### Written instruction
Reproduce the listing exactly and skip over any pictures.

### Material
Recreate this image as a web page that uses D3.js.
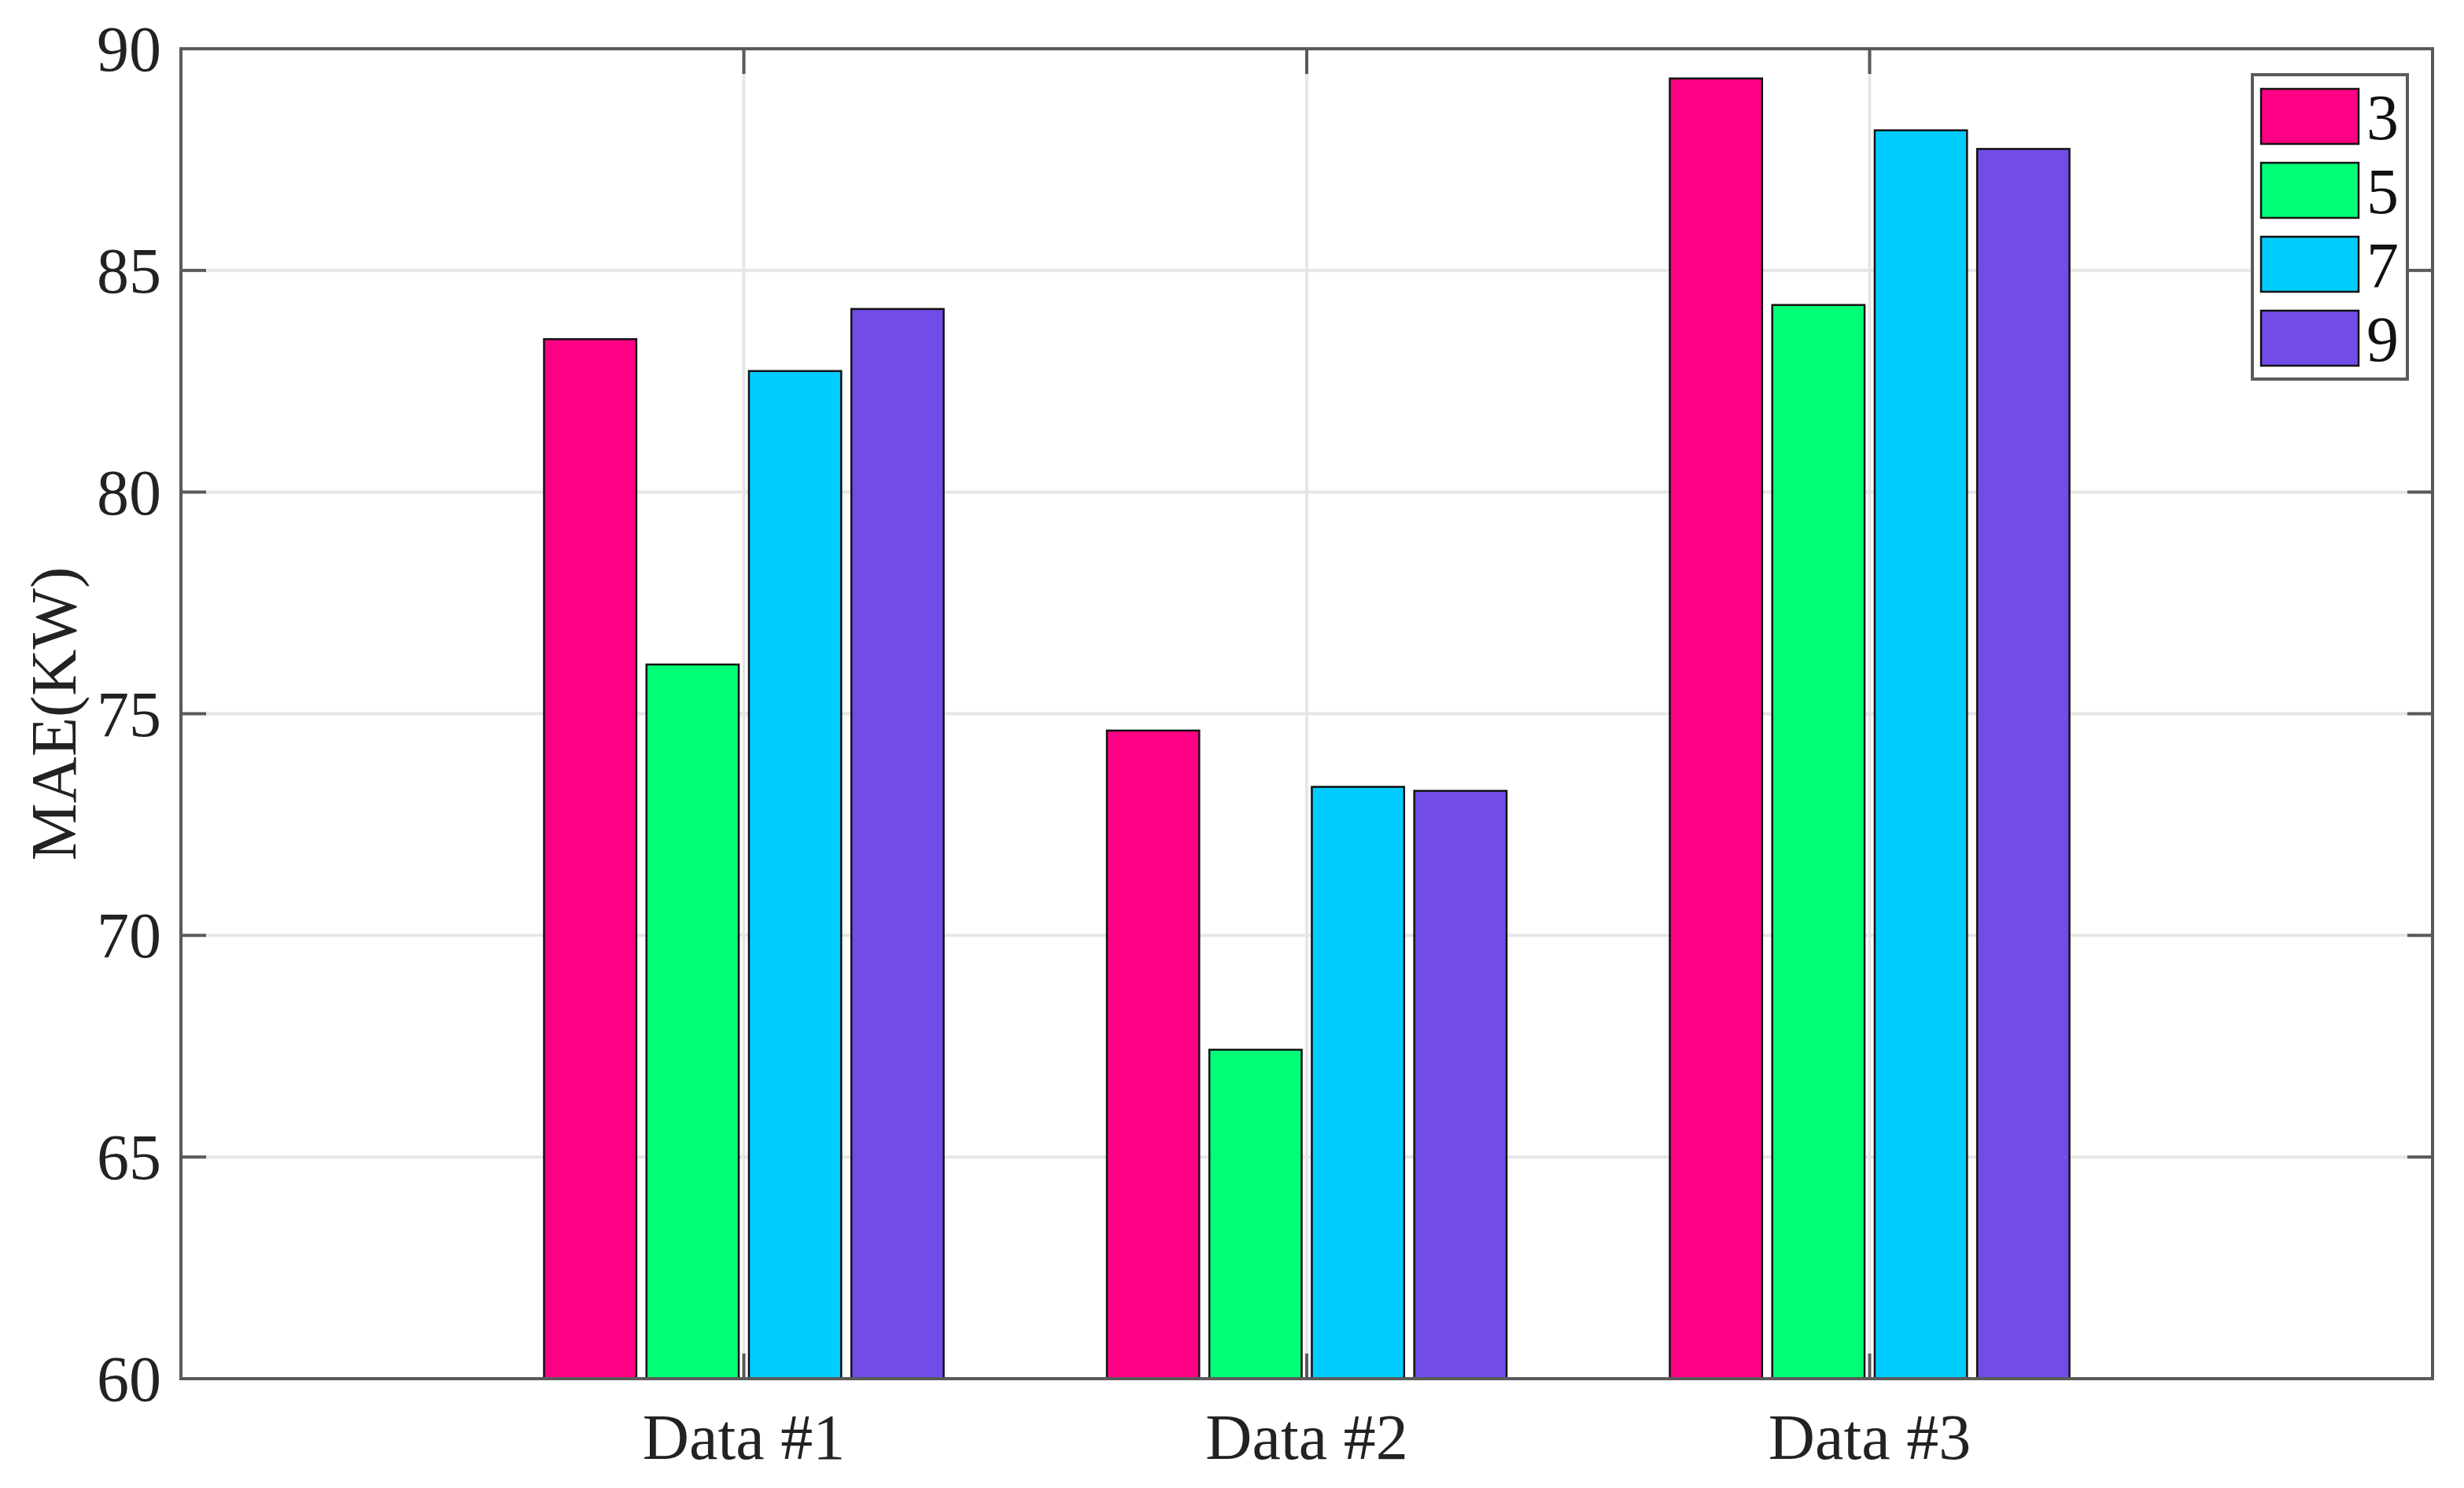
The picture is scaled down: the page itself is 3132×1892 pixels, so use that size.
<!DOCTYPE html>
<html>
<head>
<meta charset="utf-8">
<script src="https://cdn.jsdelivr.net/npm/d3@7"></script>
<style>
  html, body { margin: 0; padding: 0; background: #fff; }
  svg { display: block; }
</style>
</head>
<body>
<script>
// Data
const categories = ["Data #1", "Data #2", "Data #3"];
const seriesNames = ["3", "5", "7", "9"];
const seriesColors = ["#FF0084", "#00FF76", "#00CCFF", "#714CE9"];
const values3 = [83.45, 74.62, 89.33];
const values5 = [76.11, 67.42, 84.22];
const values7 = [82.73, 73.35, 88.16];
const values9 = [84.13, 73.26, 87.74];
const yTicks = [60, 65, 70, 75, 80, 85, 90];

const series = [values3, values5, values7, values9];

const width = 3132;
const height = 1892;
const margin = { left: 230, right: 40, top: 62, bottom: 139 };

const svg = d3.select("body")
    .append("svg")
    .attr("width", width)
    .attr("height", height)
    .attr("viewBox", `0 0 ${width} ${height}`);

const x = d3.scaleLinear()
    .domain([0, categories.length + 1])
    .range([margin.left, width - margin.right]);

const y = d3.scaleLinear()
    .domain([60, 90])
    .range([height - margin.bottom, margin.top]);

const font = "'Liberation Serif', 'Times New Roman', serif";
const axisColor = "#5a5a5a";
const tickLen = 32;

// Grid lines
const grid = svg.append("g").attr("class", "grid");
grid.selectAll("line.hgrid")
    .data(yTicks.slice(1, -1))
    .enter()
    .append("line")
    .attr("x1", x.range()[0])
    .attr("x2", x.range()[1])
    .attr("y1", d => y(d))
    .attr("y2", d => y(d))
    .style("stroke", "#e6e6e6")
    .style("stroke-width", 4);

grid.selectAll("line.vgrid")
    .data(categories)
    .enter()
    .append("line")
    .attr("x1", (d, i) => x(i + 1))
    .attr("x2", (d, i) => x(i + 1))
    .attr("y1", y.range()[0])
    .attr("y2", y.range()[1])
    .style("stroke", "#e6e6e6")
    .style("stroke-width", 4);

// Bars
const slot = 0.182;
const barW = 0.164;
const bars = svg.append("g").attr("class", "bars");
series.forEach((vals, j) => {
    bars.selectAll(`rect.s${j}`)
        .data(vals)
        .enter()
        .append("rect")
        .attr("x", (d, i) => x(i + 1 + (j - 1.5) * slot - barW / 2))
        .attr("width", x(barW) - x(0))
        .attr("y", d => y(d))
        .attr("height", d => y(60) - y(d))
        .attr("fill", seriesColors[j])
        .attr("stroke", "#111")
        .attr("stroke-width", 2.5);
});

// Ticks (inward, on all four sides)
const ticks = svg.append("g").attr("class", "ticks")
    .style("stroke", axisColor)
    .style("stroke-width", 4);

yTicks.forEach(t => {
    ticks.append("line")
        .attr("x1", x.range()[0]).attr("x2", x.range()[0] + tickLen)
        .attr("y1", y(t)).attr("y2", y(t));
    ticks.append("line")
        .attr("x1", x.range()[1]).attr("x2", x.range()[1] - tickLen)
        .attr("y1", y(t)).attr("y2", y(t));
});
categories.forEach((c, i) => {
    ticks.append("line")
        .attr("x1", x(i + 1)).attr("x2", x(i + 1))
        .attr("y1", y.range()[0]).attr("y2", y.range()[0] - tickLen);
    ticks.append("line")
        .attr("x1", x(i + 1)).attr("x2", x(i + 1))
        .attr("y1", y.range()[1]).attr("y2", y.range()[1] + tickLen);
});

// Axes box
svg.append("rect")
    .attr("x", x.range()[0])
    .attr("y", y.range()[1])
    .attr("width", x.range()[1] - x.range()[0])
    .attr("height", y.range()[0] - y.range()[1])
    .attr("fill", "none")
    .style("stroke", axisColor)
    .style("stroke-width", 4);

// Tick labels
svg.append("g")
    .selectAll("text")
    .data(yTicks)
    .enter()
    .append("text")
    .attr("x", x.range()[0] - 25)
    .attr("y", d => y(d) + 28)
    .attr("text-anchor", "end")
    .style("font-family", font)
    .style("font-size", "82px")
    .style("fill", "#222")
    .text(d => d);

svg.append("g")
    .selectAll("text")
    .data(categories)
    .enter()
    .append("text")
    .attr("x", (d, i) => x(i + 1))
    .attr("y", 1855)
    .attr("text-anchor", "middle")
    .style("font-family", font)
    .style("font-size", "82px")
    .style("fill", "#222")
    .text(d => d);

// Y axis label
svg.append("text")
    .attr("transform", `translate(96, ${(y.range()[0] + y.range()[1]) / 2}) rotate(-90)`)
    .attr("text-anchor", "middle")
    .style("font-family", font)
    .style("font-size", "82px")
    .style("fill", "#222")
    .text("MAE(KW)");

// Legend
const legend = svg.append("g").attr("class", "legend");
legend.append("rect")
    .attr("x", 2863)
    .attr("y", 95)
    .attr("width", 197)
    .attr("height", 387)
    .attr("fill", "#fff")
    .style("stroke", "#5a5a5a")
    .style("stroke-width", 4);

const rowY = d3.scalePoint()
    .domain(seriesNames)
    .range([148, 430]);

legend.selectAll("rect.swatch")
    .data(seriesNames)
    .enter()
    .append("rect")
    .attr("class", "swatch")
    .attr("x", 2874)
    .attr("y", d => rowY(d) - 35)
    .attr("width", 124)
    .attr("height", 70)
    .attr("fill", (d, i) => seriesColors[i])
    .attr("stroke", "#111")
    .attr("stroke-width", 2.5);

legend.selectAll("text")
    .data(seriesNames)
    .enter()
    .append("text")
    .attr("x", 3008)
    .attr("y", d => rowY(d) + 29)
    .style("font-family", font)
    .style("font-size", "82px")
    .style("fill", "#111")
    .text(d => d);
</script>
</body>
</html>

### Exercise solution
Recreate this image as a web page that uses D3.js.
The picture is scaled down: the page itself is 3132×1892 pixels, so use that size.
<!DOCTYPE html>
<html>
<head>
<meta charset="utf-8">
<script src="https://cdn.jsdelivr.net/npm/d3@7"></script>
<style>
  html, body { margin: 0; padding: 0; background: #fff; }
  svg { display: block; }
</style>
</head>
<body>
<script>
// Data
const categories = ["Data #1", "Data #2", "Data #3"];
const seriesNames = ["3", "5", "7", "9"];
const seriesColors = ["#FF0084", "#00FF76", "#00CCFF", "#714CE9"];
const values3 = [83.45, 74.62, 89.33];
const values5 = [76.11, 67.42, 84.22];
const values7 = [82.73, 73.35, 88.16];
const values9 = [84.13, 73.26, 87.74];
const yTicks = [60, 65, 70, 75, 80, 85, 90];

const series = [values3, values5, values7, values9];

const width = 3132;
const height = 1892;
const margin = { left: 230, right: 40, top: 62, bottom: 139 };

const svg = d3.select("body")
    .append("svg")
    .attr("width", width)
    .attr("height", height)
    .attr("viewBox", `0 0 ${width} ${height}`);

const x = d3.scaleLinear()
    .domain([0, categories.length + 1])
    .range([margin.left, width - margin.right]);

const y = d3.scaleLinear()
    .domain([60, 90])
    .range([height - margin.bottom, margin.top]);

const font = "'Liberation Serif', 'Times New Roman', serif";
const axisColor = "#5a5a5a";
const tickLen = 32;

// Grid lines
const grid = svg.append("g").attr("class", "grid");
grid.selectAll("line.hgrid")
    .data(yTicks.slice(1, -1))
    .enter()
    .append("line")
    .attr("x1", x.range()[0])
    .attr("x2", x.range()[1])
    .attr("y1", d => y(d))
    .attr("y2", d => y(d))
    .style("stroke", "#e6e6e6")
    .style("stroke-width", 4);

grid.selectAll("line.vgrid")
    .data(categories)
    .enter()
    .append("line")
    .attr("x1", (d, i) => x(i + 1))
    .attr("x2", (d, i) => x(i + 1))
    .attr("y1", y.range()[0])
    .attr("y2", y.range()[1])
    .style("stroke", "#e6e6e6")
    .style("stroke-width", 4);

// Bars
const slot = 0.182;
const barW = 0.164;
const bars = svg.append("g").attr("class", "bars");
series.forEach((vals, j) => {
    bars.selectAll(`rect.s${j}`)
        .data(vals)
        .enter()
        .append("rect")
        .attr("x", (d, i) => x(i + 1 + (j - 1.5) * slot - barW / 2))
        .attr("width", x(barW) - x(0))
        .attr("y", d => y(d))
        .attr("height", d => y(60) - y(d))
        .attr("fill", seriesColors[j])
        .attr("stroke", "#111")
        .attr("stroke-width", 2.5);
});

// Ticks (inward, on all four sides)
const ticks = svg.append("g").attr("class", "ticks")
    .style("stroke", axisColor)
    .style("stroke-width", 4);

yTicks.forEach(t => {
    ticks.append("line")
        .attr("x1", x.range()[0]).attr("x2", x.range()[0] + tickLen)
        .attr("y1", y(t)).attr("y2", y(t));
    ticks.append("line")
        .attr("x1", x.range()[1]).attr("x2", x.range()[1] - tickLen)
        .attr("y1", y(t)).attr("y2", y(t));
});
categories.forEach((c, i) => {
    ticks.append("line")
        .attr("x1", x(i + 1)).attr("x2", x(i + 1))
        .attr("y1", y.range()[0]).attr("y2", y.range()[0] - tickLen);
    ticks.append("line")
        .attr("x1", x(i + 1)).attr("x2", x(i + 1))
        .attr("y1", y.range()[1]).attr("y2", y.range()[1] + tickLen);
});

// Axes box
svg.append("rect")
    .attr("x", x.range()[0])
    .attr("y", y.range()[1])
    .attr("width", x.range()[1] - x.range()[0])
    .attr("height", y.range()[0] - y.range()[1])
    .attr("fill", "none")
    .style("stroke", axisColor)
    .style("stroke-width", 4);

// Tick labels
svg.append("g")
    .selectAll("text")
    .data(yTicks)
    .enter()
    .append("text")
    .attr("x", x.range()[0] - 25)
    .attr("y", d => y(d) + 28)
    .attr("text-anchor", "end")
    .style("font-family", font)
    .style("font-size", "82px")
    .style("fill", "#222")
    .text(d => d);

svg.append("g")
    .selectAll("text")
    .data(categories)
    .enter()
    .append("text")
    .attr("x", (d, i) => x(i + 1))
    .attr("y", 1855)
    .attr("text-anchor", "middle")
    .style("font-family", font)
    .style("font-size", "82px")
    .style("fill", "#222")
    .text(d => d);

// Y axis label
svg.append("text")
    .attr("transform", `translate(96, ${(y.range()[0] + y.range()[1]) / 2}) rotate(-90)`)
    .attr("text-anchor", "middle")
    .style("font-family", font)
    .style("font-size", "82px")
    .style("fill", "#222")
    .text("MAE(KW)");

// Legend
const legend = svg.append("g").attr("class", "legend");
legend.append("rect")
    .attr("x", 2863)
    .attr("y", 95)
    .attr("width", 197)
    .attr("height", 387)
    .attr("fill", "#fff")
    .style("stroke", "#5a5a5a")
    .style("stroke-width", 4);

const rowY = d3.scalePoint()
    .domain(seriesNames)
    .range([148, 430]);

legend.selectAll("rect.swatch")
    .data(seriesNames)
    .enter()
    .append("rect")
    .attr("class", "swatch")
    .attr("x", 2874)
    .attr("y", d => rowY(d) - 35)
    .attr("width", 124)
    .attr("height", 70)
    .attr("fill", (d, i) => seriesColors[i])
    .attr("stroke", "#111")
    .attr("stroke-width", 2.5);

legend.selectAll("text")
    .data(seriesNames)
    .enter()
    .append("text")
    .attr("x", 3008)
    .attr("y", d => rowY(d) + 29)
    .style("font-family", font)
    .style("font-size", "82px")
    .style("fill", "#111")
    .text(d => d);
</script>
</body>
</html>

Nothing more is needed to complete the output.